[Charts and diagrams as code]
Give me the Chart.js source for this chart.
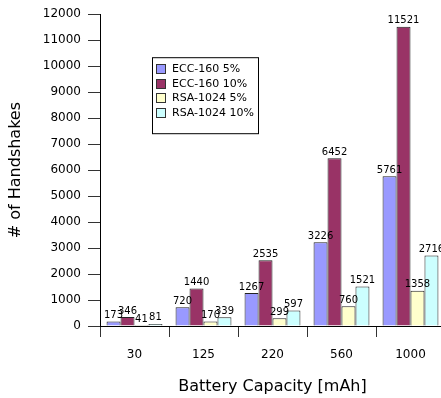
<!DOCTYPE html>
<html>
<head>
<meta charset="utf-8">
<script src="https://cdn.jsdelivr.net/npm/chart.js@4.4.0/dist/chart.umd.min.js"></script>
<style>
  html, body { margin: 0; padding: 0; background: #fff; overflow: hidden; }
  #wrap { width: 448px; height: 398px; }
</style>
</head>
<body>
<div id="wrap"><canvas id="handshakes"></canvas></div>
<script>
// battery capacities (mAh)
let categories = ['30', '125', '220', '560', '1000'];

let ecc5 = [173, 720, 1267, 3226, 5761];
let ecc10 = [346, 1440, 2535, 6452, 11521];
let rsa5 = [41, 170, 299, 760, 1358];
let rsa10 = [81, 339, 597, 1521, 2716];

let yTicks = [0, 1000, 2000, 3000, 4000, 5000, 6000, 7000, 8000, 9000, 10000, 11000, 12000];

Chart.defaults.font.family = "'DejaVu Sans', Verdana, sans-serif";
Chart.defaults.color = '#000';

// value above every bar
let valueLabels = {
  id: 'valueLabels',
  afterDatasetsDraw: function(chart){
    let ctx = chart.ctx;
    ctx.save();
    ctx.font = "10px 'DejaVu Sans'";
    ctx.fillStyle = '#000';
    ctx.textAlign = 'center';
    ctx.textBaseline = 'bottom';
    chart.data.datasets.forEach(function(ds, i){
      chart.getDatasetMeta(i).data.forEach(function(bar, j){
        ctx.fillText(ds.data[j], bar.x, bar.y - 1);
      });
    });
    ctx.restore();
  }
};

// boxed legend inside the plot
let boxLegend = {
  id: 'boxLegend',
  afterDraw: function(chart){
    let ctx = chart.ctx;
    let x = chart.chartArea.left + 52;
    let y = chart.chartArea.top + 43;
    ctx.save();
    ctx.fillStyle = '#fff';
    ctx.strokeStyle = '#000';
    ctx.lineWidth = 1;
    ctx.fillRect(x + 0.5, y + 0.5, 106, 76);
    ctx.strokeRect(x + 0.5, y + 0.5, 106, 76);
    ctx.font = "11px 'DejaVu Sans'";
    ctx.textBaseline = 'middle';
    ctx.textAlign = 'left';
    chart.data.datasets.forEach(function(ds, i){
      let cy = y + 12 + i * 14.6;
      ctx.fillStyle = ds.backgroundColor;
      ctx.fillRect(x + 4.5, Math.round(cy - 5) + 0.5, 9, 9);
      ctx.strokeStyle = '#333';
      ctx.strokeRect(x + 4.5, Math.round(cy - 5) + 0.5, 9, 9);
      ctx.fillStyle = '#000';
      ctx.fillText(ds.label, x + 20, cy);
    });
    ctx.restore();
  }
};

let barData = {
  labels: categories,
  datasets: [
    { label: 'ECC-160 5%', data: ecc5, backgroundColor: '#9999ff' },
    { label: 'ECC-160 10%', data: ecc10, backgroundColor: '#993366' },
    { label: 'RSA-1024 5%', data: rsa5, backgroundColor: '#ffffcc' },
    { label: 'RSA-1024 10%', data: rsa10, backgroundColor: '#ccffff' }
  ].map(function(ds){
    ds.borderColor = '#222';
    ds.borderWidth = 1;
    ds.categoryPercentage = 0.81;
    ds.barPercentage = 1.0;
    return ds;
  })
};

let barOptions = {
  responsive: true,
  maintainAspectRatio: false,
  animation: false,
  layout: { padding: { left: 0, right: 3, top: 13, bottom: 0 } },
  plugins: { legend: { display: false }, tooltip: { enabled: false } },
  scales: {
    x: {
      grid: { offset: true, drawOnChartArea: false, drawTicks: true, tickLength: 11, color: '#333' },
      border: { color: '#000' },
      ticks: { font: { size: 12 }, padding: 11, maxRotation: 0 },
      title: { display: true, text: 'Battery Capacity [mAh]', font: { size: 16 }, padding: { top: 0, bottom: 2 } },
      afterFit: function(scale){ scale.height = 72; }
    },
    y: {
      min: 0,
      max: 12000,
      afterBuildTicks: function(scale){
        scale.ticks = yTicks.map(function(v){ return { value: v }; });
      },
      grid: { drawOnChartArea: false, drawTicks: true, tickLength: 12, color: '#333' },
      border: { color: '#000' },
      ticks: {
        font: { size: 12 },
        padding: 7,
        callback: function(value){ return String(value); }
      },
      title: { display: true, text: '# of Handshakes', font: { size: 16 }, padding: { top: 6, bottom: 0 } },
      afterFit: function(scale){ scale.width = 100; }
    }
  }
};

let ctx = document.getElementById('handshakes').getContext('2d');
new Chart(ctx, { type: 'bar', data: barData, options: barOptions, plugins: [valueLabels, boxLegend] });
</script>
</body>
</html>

* * *

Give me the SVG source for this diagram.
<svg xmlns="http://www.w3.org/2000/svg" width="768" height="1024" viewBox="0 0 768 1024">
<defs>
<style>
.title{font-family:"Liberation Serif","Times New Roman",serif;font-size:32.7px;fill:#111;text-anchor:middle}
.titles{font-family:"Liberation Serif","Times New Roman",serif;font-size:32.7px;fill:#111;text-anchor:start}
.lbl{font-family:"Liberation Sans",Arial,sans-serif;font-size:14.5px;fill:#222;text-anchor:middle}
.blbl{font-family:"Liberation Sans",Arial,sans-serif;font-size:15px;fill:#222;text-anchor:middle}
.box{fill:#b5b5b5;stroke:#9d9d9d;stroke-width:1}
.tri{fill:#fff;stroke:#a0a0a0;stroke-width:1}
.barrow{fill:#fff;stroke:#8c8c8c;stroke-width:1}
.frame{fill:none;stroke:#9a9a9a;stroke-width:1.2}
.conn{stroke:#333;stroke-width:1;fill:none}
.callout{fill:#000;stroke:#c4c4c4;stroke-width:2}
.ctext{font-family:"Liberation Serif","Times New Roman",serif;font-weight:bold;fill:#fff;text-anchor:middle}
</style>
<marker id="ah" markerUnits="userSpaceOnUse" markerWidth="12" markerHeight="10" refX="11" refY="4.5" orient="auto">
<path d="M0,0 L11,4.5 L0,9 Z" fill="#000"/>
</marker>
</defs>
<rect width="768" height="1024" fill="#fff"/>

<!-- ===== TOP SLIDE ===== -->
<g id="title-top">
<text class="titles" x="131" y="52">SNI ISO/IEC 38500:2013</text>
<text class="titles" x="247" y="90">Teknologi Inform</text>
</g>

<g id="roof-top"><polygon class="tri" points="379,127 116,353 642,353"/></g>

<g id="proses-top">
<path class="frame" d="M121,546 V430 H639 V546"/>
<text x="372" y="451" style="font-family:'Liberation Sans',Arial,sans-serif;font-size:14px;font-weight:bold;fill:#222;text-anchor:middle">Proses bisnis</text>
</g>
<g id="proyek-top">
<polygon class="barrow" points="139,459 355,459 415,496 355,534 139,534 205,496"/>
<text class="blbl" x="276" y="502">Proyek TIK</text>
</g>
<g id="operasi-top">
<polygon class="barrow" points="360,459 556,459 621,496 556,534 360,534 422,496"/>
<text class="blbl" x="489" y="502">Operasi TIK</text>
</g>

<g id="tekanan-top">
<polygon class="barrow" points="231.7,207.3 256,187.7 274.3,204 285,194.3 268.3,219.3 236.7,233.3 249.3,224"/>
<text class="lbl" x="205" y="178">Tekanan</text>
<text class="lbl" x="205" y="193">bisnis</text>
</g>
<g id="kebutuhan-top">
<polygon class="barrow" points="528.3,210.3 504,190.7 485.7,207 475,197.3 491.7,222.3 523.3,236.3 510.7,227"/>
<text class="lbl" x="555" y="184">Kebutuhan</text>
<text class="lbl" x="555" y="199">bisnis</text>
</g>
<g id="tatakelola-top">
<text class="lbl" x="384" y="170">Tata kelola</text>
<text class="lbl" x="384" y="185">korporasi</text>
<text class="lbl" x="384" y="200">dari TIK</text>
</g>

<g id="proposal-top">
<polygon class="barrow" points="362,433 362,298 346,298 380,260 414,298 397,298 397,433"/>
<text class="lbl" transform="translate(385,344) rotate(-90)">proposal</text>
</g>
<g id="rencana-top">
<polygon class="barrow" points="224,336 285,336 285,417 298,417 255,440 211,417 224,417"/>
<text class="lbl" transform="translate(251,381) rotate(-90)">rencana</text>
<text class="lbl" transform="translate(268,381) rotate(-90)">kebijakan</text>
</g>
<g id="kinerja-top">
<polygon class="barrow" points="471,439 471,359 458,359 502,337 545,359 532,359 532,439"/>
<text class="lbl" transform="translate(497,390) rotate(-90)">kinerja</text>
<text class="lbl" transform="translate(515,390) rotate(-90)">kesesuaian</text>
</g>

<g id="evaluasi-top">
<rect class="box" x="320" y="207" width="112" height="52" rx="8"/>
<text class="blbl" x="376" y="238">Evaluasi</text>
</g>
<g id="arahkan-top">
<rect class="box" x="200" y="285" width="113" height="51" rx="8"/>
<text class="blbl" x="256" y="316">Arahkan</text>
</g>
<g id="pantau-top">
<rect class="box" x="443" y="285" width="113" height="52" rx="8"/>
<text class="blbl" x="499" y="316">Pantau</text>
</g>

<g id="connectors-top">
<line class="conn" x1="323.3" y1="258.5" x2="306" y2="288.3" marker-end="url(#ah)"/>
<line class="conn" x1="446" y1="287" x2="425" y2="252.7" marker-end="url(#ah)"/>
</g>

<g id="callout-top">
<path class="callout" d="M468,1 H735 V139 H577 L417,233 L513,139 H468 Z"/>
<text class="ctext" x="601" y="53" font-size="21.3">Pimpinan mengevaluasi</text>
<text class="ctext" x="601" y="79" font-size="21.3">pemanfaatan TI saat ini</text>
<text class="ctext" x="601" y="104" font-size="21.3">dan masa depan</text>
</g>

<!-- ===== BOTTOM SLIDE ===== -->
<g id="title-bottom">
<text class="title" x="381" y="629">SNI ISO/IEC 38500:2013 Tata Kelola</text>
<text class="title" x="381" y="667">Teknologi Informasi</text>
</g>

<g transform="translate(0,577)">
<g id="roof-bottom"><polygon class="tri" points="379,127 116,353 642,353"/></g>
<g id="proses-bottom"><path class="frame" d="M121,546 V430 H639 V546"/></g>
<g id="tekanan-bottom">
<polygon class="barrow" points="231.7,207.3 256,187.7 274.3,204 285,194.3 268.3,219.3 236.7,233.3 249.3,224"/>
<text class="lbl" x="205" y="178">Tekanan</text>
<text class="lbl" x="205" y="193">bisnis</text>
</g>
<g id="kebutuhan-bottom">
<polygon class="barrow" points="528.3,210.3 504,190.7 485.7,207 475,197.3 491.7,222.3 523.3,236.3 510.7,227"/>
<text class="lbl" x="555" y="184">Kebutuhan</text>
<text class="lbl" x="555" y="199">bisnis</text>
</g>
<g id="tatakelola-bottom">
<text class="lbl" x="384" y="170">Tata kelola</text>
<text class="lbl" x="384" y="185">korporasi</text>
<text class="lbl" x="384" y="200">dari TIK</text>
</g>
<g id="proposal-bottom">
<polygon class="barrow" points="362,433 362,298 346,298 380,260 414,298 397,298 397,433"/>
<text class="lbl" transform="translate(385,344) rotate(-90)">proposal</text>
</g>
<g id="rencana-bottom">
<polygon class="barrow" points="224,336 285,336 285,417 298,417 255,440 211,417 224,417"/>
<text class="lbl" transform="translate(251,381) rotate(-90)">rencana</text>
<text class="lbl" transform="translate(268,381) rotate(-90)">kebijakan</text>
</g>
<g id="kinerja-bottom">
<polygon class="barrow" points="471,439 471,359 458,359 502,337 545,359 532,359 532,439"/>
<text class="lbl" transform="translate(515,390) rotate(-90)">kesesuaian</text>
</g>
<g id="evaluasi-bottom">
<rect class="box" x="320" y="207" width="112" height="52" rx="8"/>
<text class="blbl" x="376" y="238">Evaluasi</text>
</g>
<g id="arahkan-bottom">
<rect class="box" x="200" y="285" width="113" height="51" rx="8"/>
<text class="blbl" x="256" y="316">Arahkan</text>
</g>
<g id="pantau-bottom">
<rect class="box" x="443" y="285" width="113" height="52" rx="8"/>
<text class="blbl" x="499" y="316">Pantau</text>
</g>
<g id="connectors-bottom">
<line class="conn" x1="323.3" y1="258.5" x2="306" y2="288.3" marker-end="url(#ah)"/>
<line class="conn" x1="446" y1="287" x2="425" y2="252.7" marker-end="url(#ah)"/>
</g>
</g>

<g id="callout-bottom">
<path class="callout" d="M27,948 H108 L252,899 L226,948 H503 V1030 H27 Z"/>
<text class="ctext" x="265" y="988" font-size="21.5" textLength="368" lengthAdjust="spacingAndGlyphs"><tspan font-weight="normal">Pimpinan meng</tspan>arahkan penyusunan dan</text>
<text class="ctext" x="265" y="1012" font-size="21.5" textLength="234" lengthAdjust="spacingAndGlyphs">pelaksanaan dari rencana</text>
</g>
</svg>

Exercise objective
Return every line in the listing that contains the word "Give".

Result
Give me the Chart.js source for this chart.
Give me the SVG source for this diagram.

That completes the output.